The rule is simple: never risk more than 1-2% of your total trading capital on a single trade. For a $10,000 account, that’s a maximum risk of $100-$200 per trade. This ensures that a string of inevitable losses—say, five in a row—won’t cripple your account. It keeps you in the game long enough for your edge to play out.

Core Principle #2: The Power of Probability (The Greeks)

Instead of seeking certainty, professional option traders work with probabilities. They use the “Greeks” (Delta, Theta, Vega) to structure trades where the odds are in their favor.

  • Delta: Can be seen as a rough estimate of the probability of an option finishing in-the-money.
  • Theta: Represents the time decay of an option. Selling options allows traders to profit from this decay, making time an ally.

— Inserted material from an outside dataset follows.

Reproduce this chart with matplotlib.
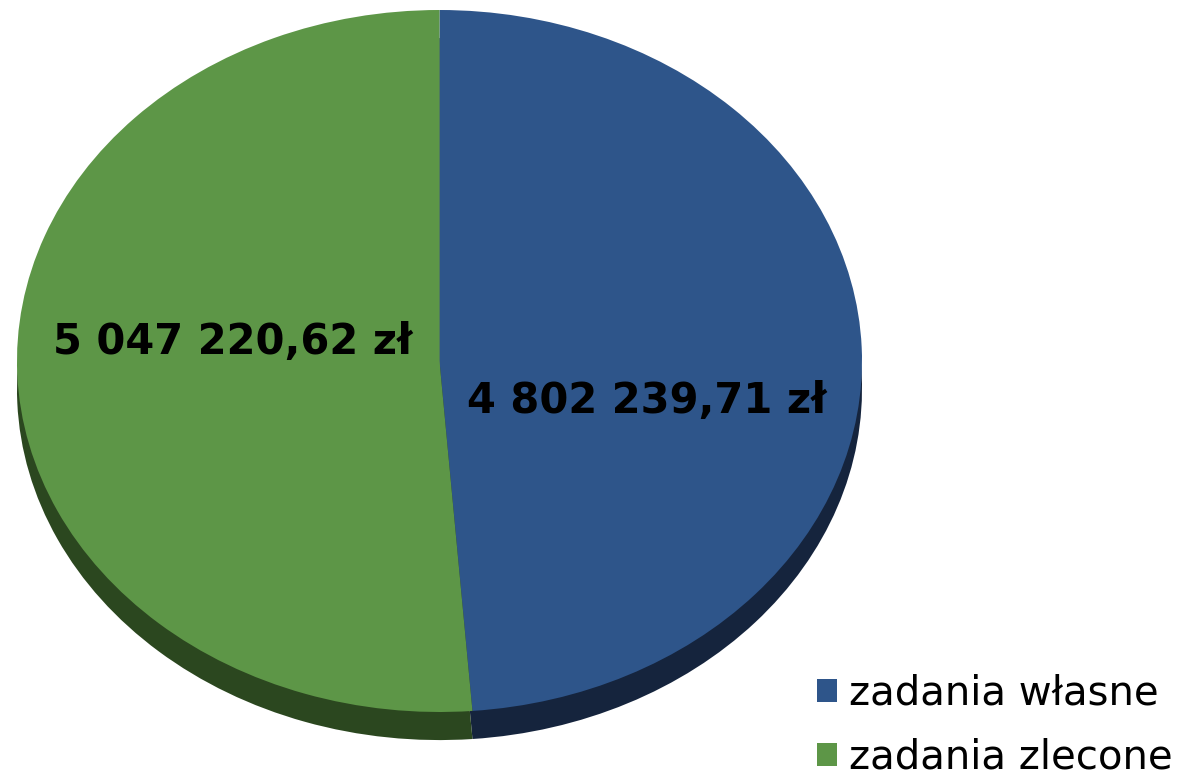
import matplotlib.pyplot as plt

# Data
labels = ['zadania własne', 'zadania zlecone']
values = [4802239.71, 5047220.62]
value_texts = ['4 802 239,71 zł', '5 047 220,62 zł']
top_colors = ['#2E558A', '#5D9647']
side_colors = ['#15243D', '#2B471F']

fig = plt.figure(figsize=(11.84, 7.81), dpi=100)
ax = fig.add_axes([0, 0, 1, 1])

# side (depth) of the 3D-looking pie, shifted down
depth = 0.08
ax.pie(values, colors=side_colors, startangle=90, counterclock=False,
       center=(0, -depth), radius=1, wedgeprops=dict(linewidth=0))
wedges, _ = ax.pie(values, colors=top_colors, startangle=90, counterclock=False,
                   center=(0, 0), radius=1, wedgeprops=dict(linewidth=0))

# stretch the circle to an ellipse like the original
ax.set_aspect('auto')
ax.set_xlim(-1.0402, 1.7621)
ax.set_ylim(-1.1966, 1.0285)
ax.axis('off')

# value labels
ax.text(0.49, -0.115, value_texts[0], fontsize=30, fontweight='bold',
        ha='center', va='center', color='black')
ax.text(-0.49, 0.055, value_texts[1], fontsize=30, fontweight='bold',
        ha='center', va='center', color='black')

leg = ax.legend(wedges, labels, loc='lower left', bbox_to_anchor=(0.690, 0.004),
                frameon=False, fontsize=29, handlelength=0.5, handleheight=0.5,
                handletextpad=0.3, labelspacing=0.6, borderaxespad=0,
                borderpad=0)

fig.savefig('out.png', dpi=100)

By selling out-of-the-money options, for example, a trader might structure a trade that has a 70% or 80% probability of profit. It’s not 100%, but it’s a significant statistical edge that can be exploited over time.

Core Principle #3: Defining Your Exit Before You Enter

A professional trader knows their exit plan before they even click the “buy” button. This removes emotion from the decision-making process when you’re in a live trade.

This means defining two critical price points:

  1. Your Stop-Loss: The price at which you will exit the trade for a small, pre-defined loss. This is non-negotiable.
  2. Your Profit Target: The price at which you will take your profits. This prevents greed from turning a winner into a loser.

Secrets to a Trader’s Mindset

Developing the right strategy is only half the battle. The other half is fought between your ears. Here are the critical mindset shifts that separate consistently profitable traders from the rest.

  • Embrace Losses as a Business Expense: A coffee shop owner doesn’t panic every time they pay for coffee beans. They see it as a necessary cost of doing business. You must view small, controlled losses in the same way. They are the cost of finding winning trades.
  • My Biggest Early Mistake: I once had a trade on a biotech stock that went against me. My stop-loss was triggered, but I thought, “It’ll come back.” I canceled the stop. I ended up losing 10% of my account on that one trade out of pure ego and hope. Never, ever, ignore your stop-loss. The market does not care about your opinion.
  • Focus on Flawless Execution, Not P&L: Don’t obsess over the dollar amount of each win or loss. Instead, grade yourself on how well you followed your trading plan. Did you enter correctly? Did you honor your stop-loss? Did you take profits at your target? If you focus on a perfect process, the profits will eventually follow.
  • Separate Your Self-Worth from Your Net Worth: You are not your last trade. A losing trade doesn’t make you a bad person, and a winning trade doesn’t make you a genius. This emotional detachment is crucial for longevity and mental health in this profession.

Frequently Asked Questions

What is the closest thing to a “no-loss” option strategy?

An options arbitrage strategy, which seeks to exploit temporary pricing inefficiencies between related assets, is theoretically risk-free. However, these opportunities are microscopic, last for milliseconds, and are captured by high-frequency trading firms with supercomputers, making them inaccessible to retail traders.

What’s the safest option trading strategy for a complete beginner?

Buying a long-term, in-the-money LEAPS call on a blue-chip stock or ETF can be a lower-risk way to get exposure. However, the safest strategy is no strategy at all until you have spent dozens of hours on education and paper trading to understand the mechanics and risks fully.

Why do 90% of traders fail?

Most traders fail not because they can’t find a winning strategy, but because of poor risk management and emotional decision-making. They risk too much per trade, chase losses, and let fear and greed dictate their actions, which is a recipe for disaster.

Can you really make a living trading options?

Yes, but it’s a serious profession, not a get-rich-quick scheme. It requires significant capital, a deep understanding of market dynamics, an unwavering commitment to risk management, and the emotional discipline of a professional athlete. It is a business, and it must be treated as such.